The Lions won the third game 30-28, and went on to carry its momentum into the fifth and deciding game, running off seven straight points during a stretch to seal the match, 3-2 (16-30, 28-30, 30-28, 30-24, 15-9). Amalia Viti of Columbia had a match-high 18 kills, and Shannon Hunzicker recorded 64 assists.
“We started making mistakes,” Weiss said, “but Columbia also started getting their system going, so we needed to execute even more so to earn our points.”
Contributing to the Crimson’s fast start was freshman Kathryn McKinley, who returned from an injury, and put up 17 kills and 16 digs. After dominating the first game, Harvard won a close second game and looked well on their way to a sweep.
In the third game, however, the Crimson could not recover from its numerous service errors, which handed the Lions seven free points.
“We missed seven serves that game, and lost by two points,” Trimble said. “Serving is just a basic part of volleyball, and you just have to put it on the court.”
“Personally, I had five missed serves,” said Mahon, who recorded 15 kills, and led everyone with 25 digs. “I can’t even remember the last time that happened to me. Sometimes things just don’t go your way.”
“What happened on the whole in that match was a little bit of complacency in the last three games,” Mahon added. “The first two games weren’t a terrible challenge, and lo and behold, they picked it up and we weren’t ready for it.”

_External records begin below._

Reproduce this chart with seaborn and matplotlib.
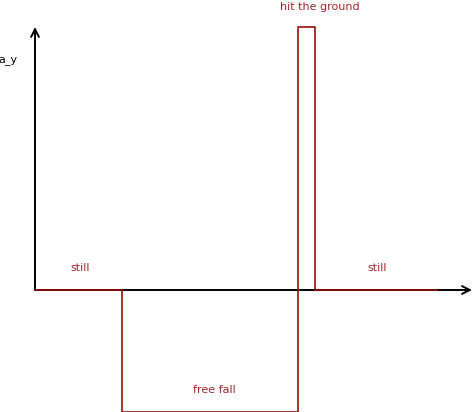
import matplotlib
matplotlib.use("Agg")
import matplotlib.pyplot as plt
import seaborn as sns
import pandas as pd

# Data: piecewise acceleration a_y over time
t_values = [0.0, 0.5, 0.5, 1.51, 1.51, 1.61, 1.61, 2.31]
a_values = [0.0, 0.0, -1.01, -1.01, 2.17, 2.17, 0.0, 0.0]
label_texts = ["still", "free fall", "hit the ground", "still"]
label_t = [0.26, 1.03, 1.635, 1.965]
label_a = [0.18, -0.83, 2.34, 0.18]
axis_label = "a_y"

sns.set_style("white")
plt.rcParams['font.family'] = ['DejaVu Sans']

fig = plt.figure(figsize=(4.74, 4.12), dpi=100)
ax = fig.add_axes([0, 0, 1, 1])

px_per_t = 174.0
px_per_a = 121.0
ax.set_xlim(-35 / px_per_t, (474 - 35) / px_per_t)
ax.set_ylim(-(412 - 290) / px_per_a, 290 / px_per_a)
ax.axis('off')

line_color = "#a00a0a"
text_color = "#a3282c"

# axes arrows
ax.annotate("", xy=((472 - 35) / px_per_t, 0), xytext=(0, 0),
            arrowprops=dict(arrowstyle="->", color="black", lw=1.4,
                            shrinkA=0, shrinkB=0, mutation_scale=14), zorder=1)
ax.annotate("", xy=(0, (290 - 27) / px_per_a), xytext=(0, 0),
            arrowprops=dict(arrowstyle="->", color="black", lw=1.4,
                            shrinkA=0, shrinkB=0, mutation_scale=14), zorder=1)

df = pd.DataFrame({"t": t_values, "a": a_values})
sns.lineplot(data=df, x="t", y="a", sort=False, estimator=None,
             color=line_color, linewidth=1.2, ax=ax, zorder=3)
ax.axis('off')

for txt, tx, ty in zip(label_texts, label_t, label_a):
    ax.text(tx, ty, txt, color=text_color, fontsize=8, ha="center", va="center")

ax.text(-27 / px_per_t, 1.90, axis_label, color="black", fontsize=8,
        ha="center", va="center")

fig.savefig("out.png", dpi=100)
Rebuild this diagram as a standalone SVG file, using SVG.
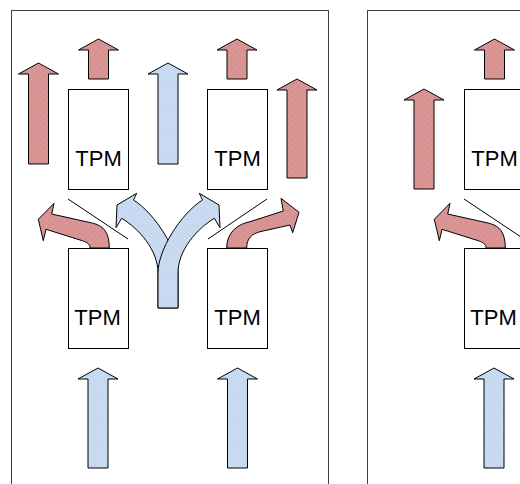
<svg xmlns="http://www.w3.org/2000/svg" width="520" height="484" viewBox="0 0 520 484">
<defs>
<pattern id="pr" width="6" height="6" patternUnits="userSpaceOnUse"><rect width="6" height="6" fill="#d99292"/><circle cx="1.5" cy="1.5" r="0.6" fill="#e2a8a8"/><circle cx="4.5" cy="4.5" r="0.6" fill="#e2a8a8"/></pattern>
<pattern id="pb" width="6" height="6" patternUnits="userSpaceOnUse"><rect width="6" height="6" fill="#c6d9f0"/><circle cx="1.5" cy="1.5" r="0.6" fill="#d6e4f5"/><circle cx="4.5" cy="4.5" r="0.6" fill="#d6e4f5"/></pattern>
</defs>
<style>
.frame{fill:#fff;stroke:#404040;stroke-width:1}
.box{fill:#fff;stroke:#000;stroke-width:1}
.lbl{font-family:"Liberation Sans",Arial,sans-serif;font-size:22px;fill:#000;text-anchor:middle}
.red{fill:url(#pr);stroke:#000;stroke-width:1;stroke-linejoin:miter}
.blue{fill:url(#pb);stroke:#000;stroke-width:1;stroke-linejoin:miter}
.ln{stroke:#000;stroke-width:1;fill:none}
</style>
<rect width="520" height="484" fill="#fff"/>
<g id="panel-left"><rect class="frame" x="11.5" y="10.5" width="317" height="490"/></g>
<g id="panel-right"><rect class="frame" x="367.5" y="10.5" width="170" height="490"/></g>
<g id="connectors">
<polygon class="red" points="28.5,164 28.5,74 18.5,74 38.5,63 58.5,74 48.5,74 48.5,164"/>
<polygon class="red" points="88.5,79 88.5,50 78.5,50 98.5,39 118.5,50 108.5,50 108.5,79"/>
<polygon class="blue" points="158,164 158,74 148,74 168,63 188,74 178,74 178,164"/>
<polygon class="red" points="227,79 227,50 217,50 237,39 257,50 247,50 247,79"/>
<polygon class="red" points="287,178 287,90 277,90 297,79 317,90 307,90 307,178"/>
<polygon class="blue" points="88,468 88,379 78,379 98,368 118,379 108,379 108,468"/>
<polygon class="blue" points="227.5,468 227.5,379 217.5,379 237.5,368 257.5,379 247.5,379 247.5,468"/>
<polygon class="red" points="484.5,79 484.5,50 474.5,50 494.5,39 514.5,50 504.5,50 504.5,79"/>
<polygon class="red" points="414,189 414,100 404,100 424,89 444,100 434,100 434,189"/>
<polygon class="blue" points="484,468 484,379 474,379 494,368 514,379 504,379 504,468"/>
<line class="ln" x1="68" y1="199" x2="128" y2="239"/>
<line class="ln" x1="208" y1="239" x2="267" y2="199"/>
<line class="ln" x1="464" y1="199" x2="524" y2="239"/>
<path class="blue" d="M158,308 L158,273 C158,250 138.8,228.6 121.7,218.3 L116,227.7 L117,205 L136.7,193.3 L133.5,200 C155.4,213.9 178,250 178,273 L178,308 Z"/>
<path class="blue" d="M178,308 L178,273 C178,250 197.2,228.6 214.3,218.3 L220,227.7 L219,205 L199.3,193.3 L202.5,200 C180.6,213.9 158,250 158,273 L158,308 Z"/>
</g>
<g id="tpm1"><rect class="box" x="68.5" y="89.5" width="60" height="100"/><text class="lbl" x="98.5" y="166">TPM</text></g>
<g id="tpm2"><rect class="box" x="207.5" y="89.5" width="60" height="100"/><text class="lbl" x="237.5" y="166">TPM</text></g>
<g id="tpm3"><rect class="box" x="68.5" y="248.5" width="60" height="100"/><text class="lbl" x="97.5" y="325">TPM</text></g>
<g id="tpm4"><rect class="box" x="207.5" y="248.5" width="60" height="100"/><text class="lbl" x="237.5" y="325">TPM</text></g>
<g id="tpm5"><rect class="box" x="464.5" y="89.5" width="60" height="100"/><text class="lbl" x="494.5" y="166">TPM</text></g>
<g id="tpm6"><rect class="box" x="464.5" y="248.5" width="60" height="100"/><text class="lbl" x="493.5" y="325">TPM</text></g>
<g id="curved">
<path class="red" d="M90,248 C90,244 87,242 80,240 L46,229.3 L43.3,240.7 L38.3,219.3 L54,203.3 L51.7,214 L93.3,223.3 C104,226 109.3,233 109.3,248 Z"/>
<path class="red" d="M226.7,248 C226.7,232 238,224 250,221.7 L283.3,211 L281,198.3 L299,212.3 L292.7,232.7 L290,225 L260,231.7 C252,234 246.7,238 246.7,248 Z"/>
<path class="red" d="M486,248 C486,244 483,242 476,240 L442,229.3 L439.3,240.7 L434.3,219.3 L450,203.3 L447.7,214 L489.3,223.3 C500,226 505.3,233 505.3,248 Z"/>
</g>
</svg>
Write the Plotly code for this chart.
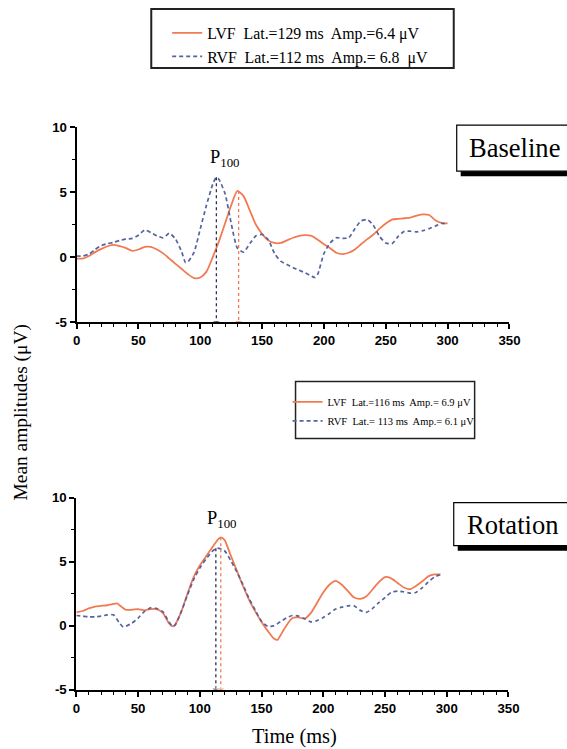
import plotly.graph_objects as go

# The photographed page shows the figure at ~0.979 scale with an ~8px top offset;
# positions below are given in final picture pixels and mapped back.
S = 0.979
OFFY = 8
W = round(567 / S)
H = round((749 - OFFY) / S)

# ---------------- data ----------------
t_base_lvf = [0, 5, 10, 15, 20, 25, 30, 35, 40, 45, 50, 55, 60, 65, 70, 75, 80, 85, 90, 95,
              100, 105, 110, 115, 120, 125, 130, 135, 140, 145, 150, 155, 160, 165, 170, 175,
              180, 185, 190, 195, 200, 205, 210, 215, 220, 225, 230, 235, 240, 245, 250, 255,
              260, 265, 270, 275, 280, 285, 290, 295, 300]
a_base_lvf = [-0.1, -0.1, 0.1, 0.4, 0.65, 0.85, 0.95, 0.85, 0.7, 0.5, 0.6, 0.8, 0.8, 0.6, 0.3, -0.1,
              -0.5, -0.9, -1.3, -1.6, -1.55, -1.1, 0.0, 1.2, 2.6, 4.0, 5.1, 4.7, 3.6, 2.5, 1.8, 1.3,
              1.1, 1.1, 1.3, 1.5, 1.65, 1.7, 1.65, 1.35, 1.0, 0.7, 0.35, 0.25, 0.35, 0.6, 1.0, 1.4,
              1.75, 2.2, 2.6, 2.9, 2.95, 3.0, 3.05, 3.2, 3.3, 3.25, 2.85, 2.65, 2.6]

t_base_rvf = [0, 5, 10, 15, 20, 25, 30, 35, 40, 45, 50, 55, 60, 65, 70, 75, 80, 85, 88, 90, 95,
              100, 105, 110, 113, 115, 120, 125, 130, 135, 140, 145, 150, 155, 160, 165, 170, 175,
              180, 185, 190, 193, 195, 200, 205, 210, 215, 220, 225, 230, 235, 240, 245, 250, 255,
              260, 265, 270, 275, 280, 285, 290, 295, 300]
a_base_rvf = [0.1, 0.1, 0.25, 0.6, 0.9, 1.05, 1.15, 1.3, 1.4, 1.45, 1.7, 2.1, 1.9, 1.65, 1.5, 1.85,
              1.4, 0.4, -0.4, -0.35, 0.4, 2.2, 4.0, 5.6, 6.15, 6.0, 4.9, 2.6, 0.7, 0.4, 1.05, 1.65,
              1.75, 1.35, 0.3, -0.3, -0.55, -0.8, -1.0, -1.2, -1.45, -1.55, -1.3, 0.3, 1.1, 1.5,
              1.45, 1.5, 2.2, 2.8, 2.9, 2.45, 1.6, 1.1, 1.05, 1.6, 2.0, 2.0, 1.95, 2.05, 2.2, 2.4,
              2.6, 2.55]

t_rot_lvf = [0, 5, 10, 15, 20, 25, 30, 33, 35, 40, 45, 50, 55, 60, 65, 70, 75, 78, 80, 85, 90, 95,
             100, 105, 110, 115, 117, 120, 125, 130, 135, 140, 145, 150, 155, 160, 163, 165, 170,
             175, 180, 185, 190, 195, 200, 205, 210, 215, 220, 225, 230, 235, 240, 245, 250, 255,
             260, 265, 270, 275, 280, 285, 290, 295]
a_rot_lvf = [1.05, 1.15, 1.35, 1.5, 1.55, 1.6, 1.7, 1.75, 1.6, 1.25, 1.25, 1.3, 1.2, 1.3, 1.3, 1.0,
             0.2, -0.05, 0.1, 1.1, 2.5, 3.8, 4.7, 5.4, 6.1, 6.75, 6.9, 6.7, 5.5, 4.3, 3.1, 2.0, 1.1,
             0.3, -0.4, -1.0, -1.1, -0.8, 0.0, 0.6, 0.65, 0.55, 1.0, 1.8, 2.6, 3.2, 3.5, 3.2, 2.7,
             2.2, 2.1, 2.3, 2.85, 3.4, 3.8, 3.7, 3.35, 3.0, 2.85, 3.1, 3.45, 3.85, 4.0, 4.0]

t_rot_rvf = [0, 5, 10, 15, 20, 25, 30, 35, 38, 40, 45, 50, 55, 60, 65, 70, 75, 78, 80, 85, 90, 95,
             100, 105, 110, 114, 120, 125, 130, 135, 140, 145, 150, 155, 160, 165, 170, 175, 180,
             185, 190, 195, 200, 205, 210, 215, 220, 225, 230, 235, 240, 245, 250, 255, 260, 265,
             270, 275, 280, 285, 290, 295]
a_rot_rvf = [0.8, 0.75, 0.7, 0.7, 0.75, 0.85, 0.85, 0.2, -0.1, -0.05, 0.2, 0.6, 1.1, 1.4, 1.35, 1.1,
             0.3, -0.05, 0.05, 1.1, 2.4, 3.6, 4.5, 5.2, 5.8, 6.05, 5.85, 5.1, 4.2, 3.2, 2.1, 1.2,
             0.35, -0.05, 0.0, 0.3, 0.6, 0.8, 0.75, 0.55, 0.3, 0.4, 0.65, 0.95, 1.3, 1.45, 1.55,
             1.55, 1.2, 1.05, 1.35, 1.8, 2.2, 2.6, 2.7, 2.65, 2.55, 2.6, 2.95, 3.4, 3.8, 4.0]

# peak markers (latency as drawn, amplitude at peak)
base_peak_t = {"LVF": 131, "RVF": 113}
base_peak_a = {"LVF": 5.1, "RVF": 6.15}
rot_peak_t = {"LVF": 117, "RVF": 113}
rot_peak_a = {"LVF": 6.9, "RVF": 6.05}

names_base = {"LVF": "LVF\u00a0 Lat.=129 ms\u00a0 Amp.=6.4 \u03bcV",
              "RVF": "RVF\u00a0 Lat.=112 ms\u00a0 Amp.= 6.8\u00a0 \u03bcV"}
names_rot = {"LVF": "LVF\u00a0 Lat.=116 ms\u00a0 Amp.= 6.9 \u03bcV",
             "RVF": "RVF\u00a0 Lat.= 113 ms\u00a0 Amp.= 6.1 \u03bcV"}

x_tickvals = [0, 50, 100, 150, 200, 250, 300, 350]
x_ticktext = ["0", "50", "100", "150", "200", "250", "300", "350"]
y_tickvals = [-5, 0, 5, 10]
y_ticktext = ["-5", "0", "5", "10"]

ORANGE = "#f27a52"
BLUE = "#55639f"
DARK = "#2a2f55"
SERIF = "Liberation Serif"

def fs(v):
    return v / S

fig = go.Figure()

def add_panel(xa, ya, tl, al, tr, ar, names, pk_t, pk_a, legend):
    fig.add_trace(go.Scatter(x=tl, y=al, mode="lines", name=names["LVF"],
                             line=dict(color=ORANGE, width=1.8, shape="spline", smoothing=0.6),
                             xaxis=xa, yaxis=ya, legend=legend))
    fig.add_trace(go.Scatter(x=tr, y=ar, mode="lines", name=names["RVF"],
                             line=dict(color=BLUE, width=1.7, dash="4px,3px", shape="spline",
                                       smoothing=0.6),
                             xaxis=xa, yaxis=ya, legend=legend))
    for key, col in (("RVF", DARK), ("LVF", ORANGE)):
        fig.add_trace(go.Scatter(x=[pk_t[key], pk_t[key]], y=[pk_a[key], -5],
                                 mode="lines+markers",
                                 line=dict(color=col, width=1.3, dash="dot"),
                                 marker=dict(symbol="triangle-down", size=[0, 7], color=col),
                                 xaxis=xa, yaxis=ya, showlegend=False, hoverinfo="skip"))

add_panel("x", "y", t_base_lvf, a_base_lvf, t_base_rvf, a_base_rvf, names_base,
          base_peak_t, base_peak_a, "legend")
add_panel("x2", "y2", t_rot_lvf, a_rot_lvf, t_rot_rvf, a_rot_rvf, names_rot,
          rot_peak_t, rot_peak_a, "legend2")

def px_x(p):
    return (p / S) / W

def px_y(p):
    return 1 - ((p - OFFY) / S) / H

axis_common = dict(showline=True, linecolor="black", linewidth=2, ticks="outside",
                   ticklen=5, tickwidth=1.5, tickcolor="black", showgrid=False, zeroline=False,
                   tickfont=dict(family="Liberation Sans", size=fs(13), color="black", weight="bold"))

minor_x = dict(tickvals=list(range(10, 350, 10)), ticks="outside", ticklen=3,
               tickcolor="black", tickwidth=1.2)
minor_y = dict(tickvals=[-2.5, 2.5, 7.5], ticks="outside", ticklen=3,
               tickcolor="black", tickwidth=1.2)

fig.update_layout(
    width=W, height=H, margin=dict(l=0, r=0, t=0, b=0),
    paper_bgcolor="white", plot_bgcolor="white",
    xaxis=dict(domain=[px_x(73), px_x(508)], range=[0, 350], anchor="y",
               tickvals=x_tickvals, ticktext=x_ticktext, minor=minor_x, **axis_common),
    yaxis=dict(domain=[px_y(323), px_y(128)], range=[-5, 10], anchor="x",
               tickvals=y_tickvals, ticktext=y_ticktext, minor=minor_y, **axis_common),
    xaxis2=dict(domain=[px_x(72.7), px_x(507)], range=[0, 350], anchor="y2",
                tickvals=x_tickvals, ticktext=x_ticktext, minor=minor_x, **axis_common),
    yaxis2=dict(domain=[px_y(690), px_y(498)], range=[-5, 10], anchor="x2",
                tickvals=y_tickvals, ticktext=y_ticktext, minor=minor_y, **axis_common),
    legend=dict(x=px_x(164), y=px_y(17), xanchor="left", yanchor="top",
                bgcolor="rgba(0,0,0,0)", borderwidth=0, tracegroupgap=0,
                font=dict(family=SERIF, size=fs(15.5), color="black"), traceorder="normal"),
    legend2=dict(x=px_x(285), y=px_y(388), xanchor="left", yanchor="top",
                 bgcolor="rgba(0,0,0,0)", borderwidth=0,
                 font=dict(family=SERIF, size=fs(10.3), color="black"), traceorder="normal"),
    showlegend=True,
)

shapes = []
# legend boxes
shapes.append(dict(type="rect", xref="paper", yref="paper",
                   x0=px_x(148), x1=px_x(452), y0=px_y(69), y1=px_y(10),
                   line=dict(color="#222", width=2), fillcolor="rgba(0,0,0,0)", layer="below"))
shapes.append(dict(type="rect", xref="paper", yref="paper",
                   x0=px_x(293), x1=px_x(473), y0=px_y(439), y1=px_y(382),
                   line=dict(color="#222", width=1.5), fillcolor="rgba(0,0,0,0)", layer="below"))
# condition label boxes with shadows (cut by the right edge of the picture)
for (x0, y0, y1) in ((455, 126, 172), (452, 503, 546)):
    shapes.append(dict(type="rect", xref="paper", yref="paper",
                       x0=px_x(x0 + 4), x1=1, y0=px_y(y1 + 5), y1=px_y(y0 + 5),
                       line=dict(width=0), fillcolor="black"))
    shapes.append(dict(type="rect", xref="paper", yref="paper",
                       x0=px_x(x0), x1=1, y0=px_y(y1), y1=px_y(y0),
                       line=dict(width=0), fillcolor="white"))
    shapes.append(dict(type="path", xref="paper", yref="paper",
                       path=f"M 1,{px_y(y0)} L {px_x(x0)},{px_y(y0)} L {px_x(x0)},{px_y(y1)} L 1,{px_y(y1)}",
                       line=dict(color="black", width=1.2)))
fig.update_layout(shapes=shapes)

annotations = [
    dict(text="Baseline", xref="paper", yref="paper", x=px_x(513), y=px_y(149),
         xanchor="center", yanchor="middle", showarrow=False,
         font=dict(family=SERIF, size=fs(26), color="black")),
    dict(text="Rotation", xref="paper", yref="paper", x=px_x(511), y=px_y(525),
         xanchor="center", yanchor="middle", showarrow=False,
         font=dict(family=SERIF, size=fs(26), color="black")),
    dict(text="P<sub>100</sub>", xref="x", yref="y", x=120, y=7.6,
         xanchor="center", yanchor="middle", showarrow=False,
         font=dict(family=SERIF, size=fs(18), color="black")),
    dict(text="P<sub>100</sub>", xref="x2", yref="y2", x=118, y=8.3,
         xanchor="center", yanchor="middle", showarrow=False,
         font=dict(family=SERIF, size=fs(18), color="black")),
    dict(text="Mean amplitudes (\u03bcV)", xref="paper", yref="paper", x=px_x(18), y=px_y(413),
         xanchor="center", yanchor="middle", textangle=-90, showarrow=False,
         font=dict(family=SERIF, size=fs(19), color="black")),
    dict(text="Time (ms)", xref="paper", yref="paper", x=px_x(292), y=px_y(737),
         xanchor="center", yanchor="middle", showarrow=False,
         font=dict(family=SERIF, size=fs(20), color="black")),
]
fig.update_layout(annotations=annotations)

fig.write_html("out.html")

Weiss, however, offered another explanation.
“We wanted them to serve aggressively,” she said, “so maybe they were serving [too] aggressively.”
Harvard looked flat to begin the fourth game, losing its first seven points, but came back to tie the game at 19-19. However, it lost 10 and the final 13 points of the game, and could not stop a Columbia rally in the fifth to drop its sixth straight match.